Lessons In Bootstrapping Learned At Ikea

Our last house was cavernous.  It had big rooms and high ceilings.  Our main living room area was massive and had an entire open mezzanine level where our home office and man cave existed.  The mezzanine had two large desks plus a sofa, a 42″ LCD for playing Xbox and a big outside deck area.

As a result of having so much space, we bought big, oversized furniture and truthfully we didn’t come close to filling it up.

When we moved into our new place last week, this posed a substantial problem for us because the new place was a bit smaller.

The one problem that we failed to come up with a MacGyver solution for was our coffee table in the living room.  The previous coffee table was made from a significant piece of Tasmanian Oak – it was wide, heavy and very sturdy.  It was also too big for our new living room which was a problem.

We looked around at a few furniture places to see if we could find something before we just settled on the idea of making a run to Ikea and figuring something out.

On the way, my wife searched Ikea’s online catalogue to get a sense of what we could look for when we got there and came across the “Hol” coffee table for a shade under two hundred bucks.  This was going to be a “go to” option, but we agreed to look around when we got there.

When we arrived in the coffee table section, I saw this nice little coffee table that would work perfectly in our space.  Upon closer inspection, it was not actually a coffee table at all, but two side tables pushed next to each other.

It was perfect!  We could push them together and make a nice little coffee table when we needed them, but when we maybe wanted to each have our own while we were watching TV we could slide them apart.  I was excited and showed my wife before I even noticed the price tag.  She came over and totally agreed this was a great solution, so we went hunting for the tag – they’re the “Luck” side table and they cost a whopping eight bucks each.
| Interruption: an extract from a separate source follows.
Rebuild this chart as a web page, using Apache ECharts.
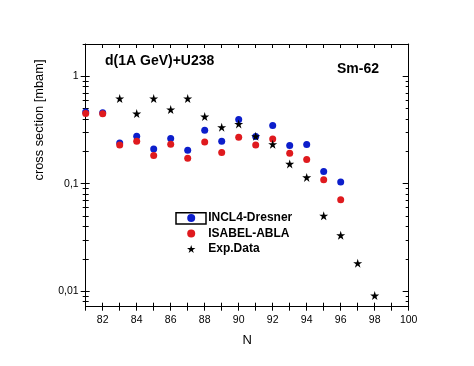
<!DOCTYPE html>
<html><head><meta charset="utf-8">
<script src="https://cdn.jsdelivr.net/npm/echarts@6/dist/echarts.min.js"></script>
<style>html,body{margin:0;padding:0;background:#fff}#c{width:474px;height:366px}</style>
</head><body><div id="c"></div>
<script>
// ---- data ----
const nModel = [81,82,83,84,85,86,87,88,89,90,91,92,93,94,95,96];
const inclDresner = [0.466,0.458,0.240,0.277,0.211,0.264,0.205,0.315,0.249,0.396,0.275,0.348,0.227,0.232,0.130,0.1035];
const isabelAbla  = [0.450,0.448,0.230,0.249,0.183,0.233,0.173,0.244,0.195,0.271,0.230,0.261,0.192,0.168,0.109,0.0709];
const nExp = [83,84,85,86,87,88,89,90,91,92,93,94,95,96,97,98];
const expData = [0.621,0.450,0.621,0.491,0.621,0.422,0.336,0.360,0.277,0.233,0.153,0.1145,0.0503,0.0331,0.0182,0.00908];
const xLabelTicks = [82,84,86,88,90,92,94,96,98,100];
const yMajorTicks = [0.01,0.1,1];
const yMinorTicks = [0.008,0.009,0.02,0.03,0.04,0.05,0.06,0.07,0.08,0.09,0.2,0.3,0.4,0.5,0.6,0.7,0.8,0.9,2];
const yMin = 0.00716, yMax = 2;

// ---- build ----
const L = Math.log10;
const lo = L(yMin), hi = L(yMax);
const majorL = yMajorTicks.map(L), minorL = yMinorTicks.map(L);
const FONT = 'Liberation Sans, Arial, sans-serif';
const black = {color:'#000', width:1};
function fmtY(v){
  const p = Math.round(v);
  if (Math.abs(v-p) > 1e-6) return '';
  return String(Math.pow(10,p).toFixed(Math.max(0,-p))).replace('.', ',');
}
function yAx(pos, o){
  return Object.assign({type:'value', position:pos, min:lo, max:hi, splitLine:{show:false},
    axisLine:{show:false, onZero:false, lineStyle:black}, axisLabel:{show:false},
    axisTick:{show:false}}, o);
}
function xAx(pos, o){
  return Object.assign({type:'value', position:pos, min:81, max:100, interval:1, splitLine:{show:false},
    axisLine:{show:false, onZero:false, lineStyle:black}, axisLabel:{show:false},
    axisTick:{show:true, lineStyle:black}}, o);
}
const star = 'path://M10,0L12.245,6.91L19.51,6.91L13.63,11.18L15.88,18.09L10,13.82L4.12,18.09L6.37,11.18L0.49,6.91L7.755,6.91Z';

const chart = echarts.init(document.getElementById('c'), null, {renderer:'canvas'});
chart.setOption({
  animation:false,
  backgroundColor:'#fff',
  grid:{left:85.7, top:44, right:65.3, bottom:59.3, containLabel:false, outerBoundsMode:'none'},
  xAxis:[
    xAx('bottom',{axisLine:{show:true,onZero:false,lineStyle:black}, axisTick:{show:true,inside:false,length:4,lineStyle:black},
      axisLabel:{show:true, customValues:xLabelTicks, fontSize:10.5, color:'#000', margin:8, fontFamily:FONT},
      name:'N', nameLocation:'middle', nameGap:27, nameTextStyle:{fontSize:13, color:'#000', fontFamily:FONT}}),
    xAx('bottom',{axisTick:{show:true,inside:true,length:4,lineStyle:black}}),
    xAx('top',{axisLine:{show:true,onZero:false,lineStyle:black}, axisTick:{show:true,inside:true,length:4,lineStyle:black}})
  ],
  yAxis:[
    yAx('left',{axisLine:{show:true,onZero:false,lineStyle:black},
      axisTick:{show:true,inside:false,length:5,customValues:majorL,lineStyle:black},
      axisLabel:{show:true, customValues:majorL, formatter:fmtY, fontSize:10.5, color:'#000', margin:7, fontFamily:FONT}}),
    yAx('left',{axisTick:{show:true,inside:true,length:4,customValues:majorL,lineStyle:black}}),
    yAx('left',{axisTick:{show:true,inside:false,length:3,customValues:minorL,lineStyle:black}}),
    yAx('left',{axisTick:{show:true,inside:true,length:3,customValues:minorL,lineStyle:black}}),
    yAx('right',{axisLine:{show:true,onZero:false,lineStyle:black}, axisTick:{show:true,inside:true,length:6,customValues:majorL,lineStyle:black}}),
    yAx('right',{axisTick:{show:true,inside:true,length:3,customValues:minorL,lineStyle:black}})
  ],
  legend:{
    orient:'vertical', left:187, top:211.5, itemWidth:20, itemHeight:8, itemGap:2.5, selectedMode:false,
    padding:0,
    textStyle:{fontSize:12, fontWeight:'bold', color:'#000', fontFamily:FONT, lineHeight:13, padding:[0,0,0,2]},
    data:['INCL4-Dresner','ISABEL-ABLA','Exp.Data']
  },
  series:[
    {name:'INCL4-Dresner', type:'scatter', xAxisIndex:0, yAxisIndex:0, symbol:'circle', symbolSize:7,
      itemStyle:{color:'#0c1ecb', opacity:1}, data:nModel.map((n,i)=>[n, L(inclDresner[i])])},
    {name:'ISABEL-ABLA', type:'scatter', xAxisIndex:0, yAxisIndex:0, symbol:'circle', symbolSize:7,
      itemStyle:{color:'#df1a1e', opacity:1}, data:nModel.map((n,i)=>[n, L(isabelAbla[i])])},
    {name:'Exp.Data', type:'scatter', xAxisIndex:0, yAxisIndex:0, symbol:star, symbolSize:9,
      itemStyle:{color:'#000', opacity:1}, data:nExp.map((n,i)=>[n, L(expData[i])])}
  ],
  graphic:[
    {type:'text', x:105, y:60.7, style:{text:'d(1A GeV)+U238', font:'bold 14px '+FONT, fill:'#000', verticalAlign:'middle'}},
    {type:'text', x:337, y:69, style:{text:'Sm-62', font:'bold 14px '+FONT, fill:'#000', verticalAlign:'middle'}},
    {type:'text', x:39.3, y:120, rotation:Math.PI/2, style:{text:'cross section [mbam]', font:'12.8px '+FONT, fill:'#000', align:'center', verticalAlign:'middle'}},
    {type:'rect', shape:{x:176, y:212.7, width:30, height:11.3}, style:{fill:'none', stroke:'#000', lineWidth:1.5}}
  ]
});
</script></body></html>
Literally, our new coffee table, brand new cost sixteen dollars.  I couldn’t believe it.

It got me to thinking about how perfect the way Ikea works as a metaphor for a bootstrapped entrepreneur.

First of all, just about everything you buy, you have to go pick it off the shelf and assemble it yourself.  This is exactly how it is when you’re building your own business from scratch and just starting out.  On a fairly regular basis, you have to knuckle down and just put everything together on your own.  And just like Ikea furniture, sometimes the furniture is hard to assemble and isn’t perfect, but it almost always if good enough to get you by.

Then I started thinking about how the way Ikea walks you through their store.  The whole layout is planned to take you through their perfect little sales funnel that they test and tweak to get perfectly.  Tablecloths before Dinnerware but both after Dinner Tables.  Your whole journey through the store is methodical and well thought out.  Everyone building their own business should go to their local Ikea and walk through the place, see how the customer is taken on a journey – that’s what you need to do in your business, especially online!

The last little tidbit is the best bit and one of the best lessons you as an entrepreneur can hopefully take away from Ikea.  The store we were in was split over two levels, at the end of the top floor was the canteen and after the checkouts on the bottom floor was the place where they sell drinks and hot dogs.  The highest percentage margin on any item in an Ikea is… You guessed, it the food!  They make the best margin selling meatballs and hot dogs, so they always put them at the end of your trip or at a natural breakpoint like when you are at the end of a floor.

You should do the same thing if you can.  After someone checks out, make them an offer to buy something else that’s really high margin for you.  Or after you collect an optin, take them to a special offer to buy a small, high-margin product from you.  It’s just a natural place to make an offer.

I could probably go on and on about the brilliance of how Ikea run their business, but you get the drift.  These big successful companies who are very process driven didn’t get to be successful by mistake.  We all don’t just go there and empty our wallets to buy furniture we end up assembling ourselves because it has funny, foreign-sounding names.  Ikea has worked out how to get us to maximise our spend and have a reasonably pleasurable time doing it.

Where does your business stack up?  What tips can you pull out of Ikea to help grow your business faster and more efficiently?

Spend some time thinking about experiences you’ve had and how you can maybe take things away from those and incorporate them into what you’re doing.